New Orpheu

December 21st, 2023: Buarque & Marías

One more reference to José Saramago for the road: An undercurrent to his blog that I didn’t give nearly enough credit to yesterday were his numerous suggestions of literature catching his eye. Understandably, he was most in touch with Portuguese-language fiction, and we as outsiders get to benefit from his critical eye. On Saramago’s recommendation, I grabbed all the novels available of Brazilian musician/writer Chico Buarque from the local library. Turns out Saramago knew a good read when he found it.

Budapeste is the first of Buarque’s I opened. Slim at 183 pages, it is a first-person narrative written from the perspective of José Costa, a Brazilian ghostwriter extraordinaire. In the vein of António Lobo Antunes’s works, Buarque uses no clearly marked dialogue. Scenes shift from thought to action, from action into utterances, and from utterances back into reminiscence with only occasional paragraph and chapter breaks to impose something of a structure on the tide of words. You get the hang of the style quickly and, once accustomed, you’ll realize you’ve blown through 100 pages in a day.

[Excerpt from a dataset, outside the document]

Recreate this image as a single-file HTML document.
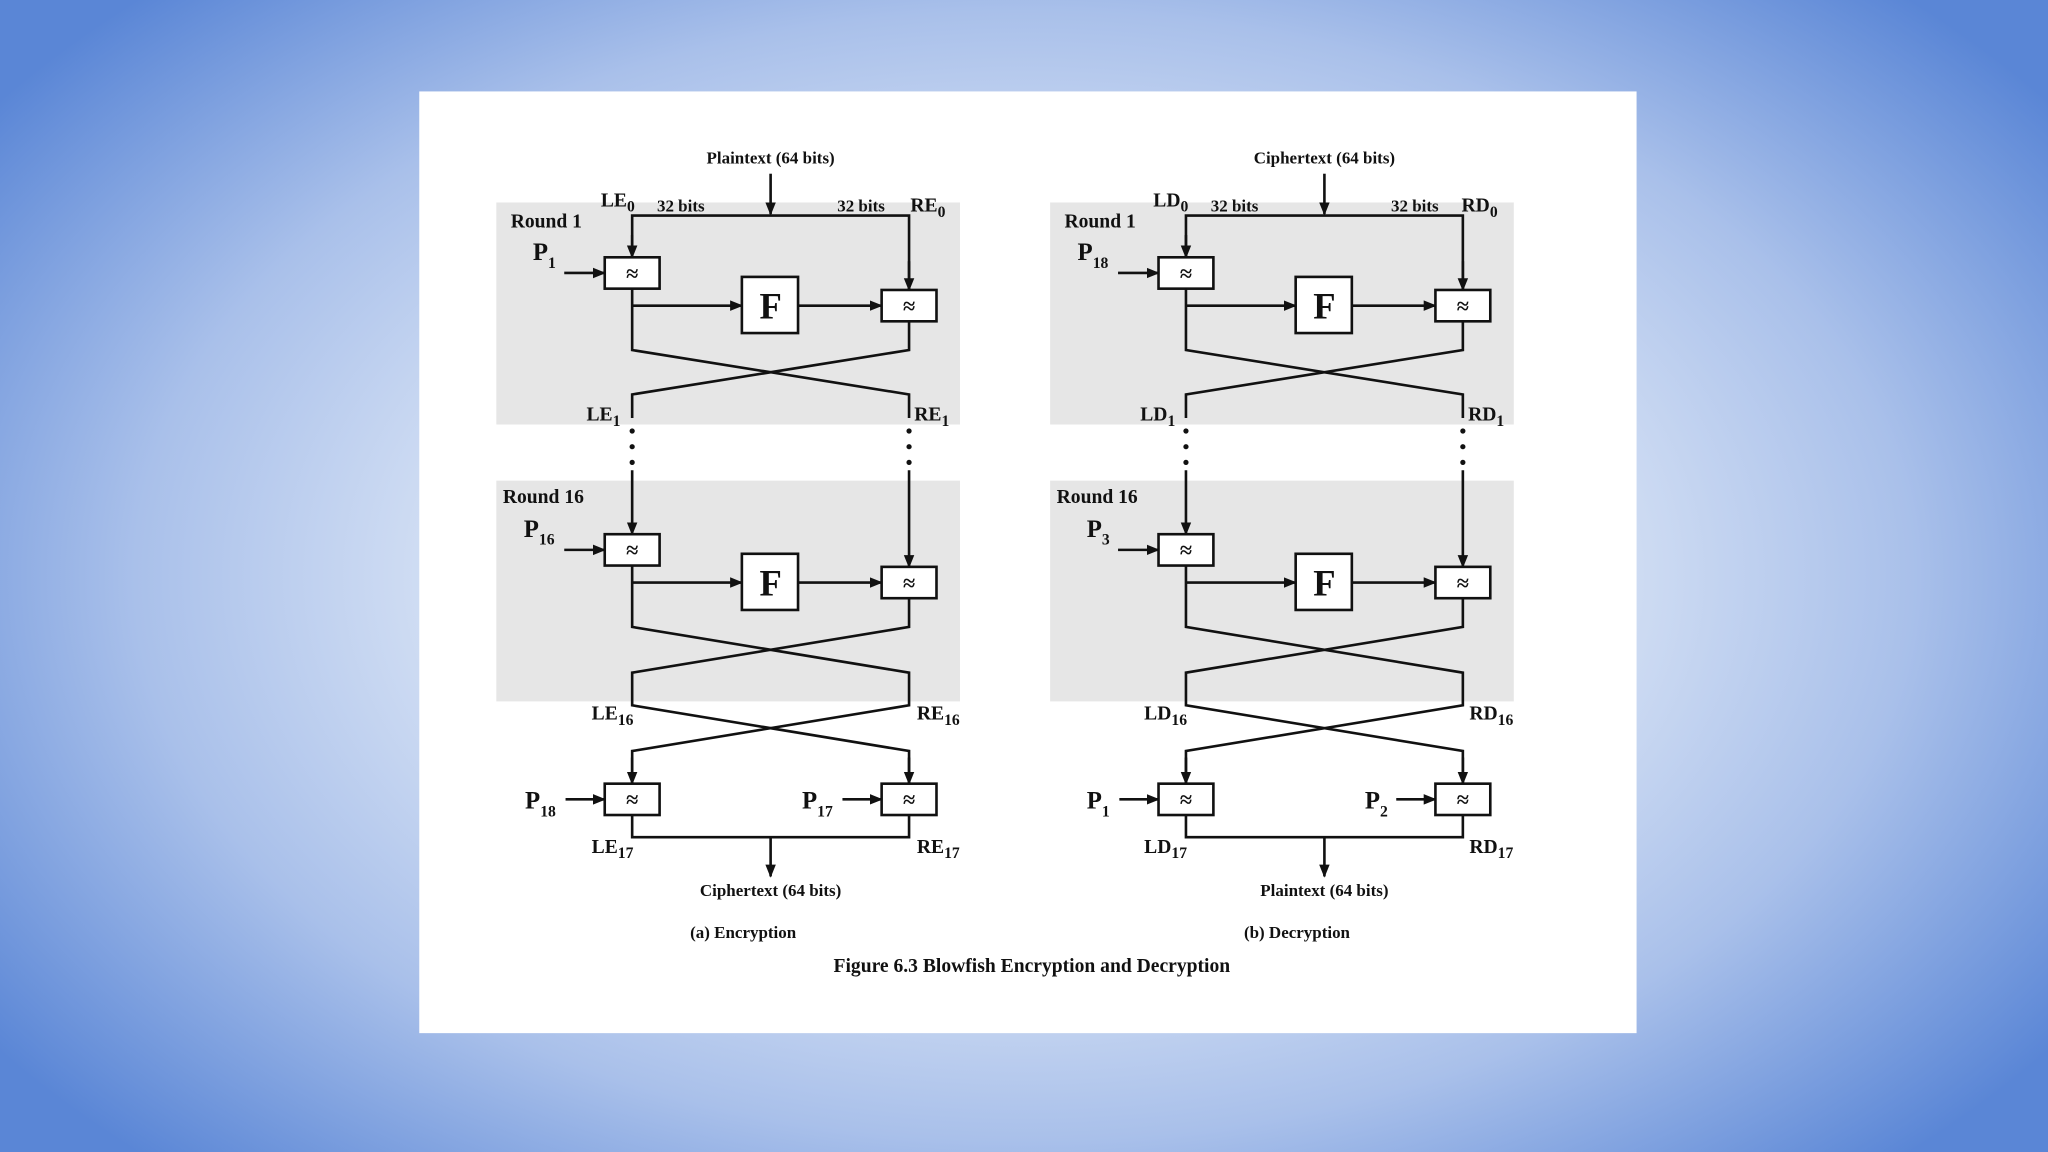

The conceit — of a ghostwriter who becomes obsessed with the Hungarian language on an unplanned layover in Budapest — seems absurd on the surface, but Buarque deftly spins it so that we readers discern a deeper logic at work. In fact, for those fascinated by the act and mechanics of language, it is typical for the fascination to eventually push beyond the limits of their mother tongue and towards the foreign. I can see in Costa, a product of Rio and Brazilian Portuguese inexplicably gravitating towards the comparably alien Magyar, something of myself, a product of the upper Midwest and American English with longstanding fascination of the Lusophone world.

That the story then unfolds through the eyes of a ghostwriter also offers up Buarque avenues to explore what it means to purposefully take on the guise of another individual entirely. You see the connections immediately: Professionally, Costa is paid to be someone else, and it isn’t much of a stretch to say he becomes another individual entirely when he immerses himself in Hungarian. Budapeste also marks my second read of the year with a ghostwriter at its center — the other, Javier Marías’s Tomorrow in the Battle Think on Me, had a similar setup, and unsurprisingly it was one of the best books I’ve read all year.

Call it more evidence that the cutting edge of the contemporary novel sits firmly outside the English-speaking world. It has for decades now.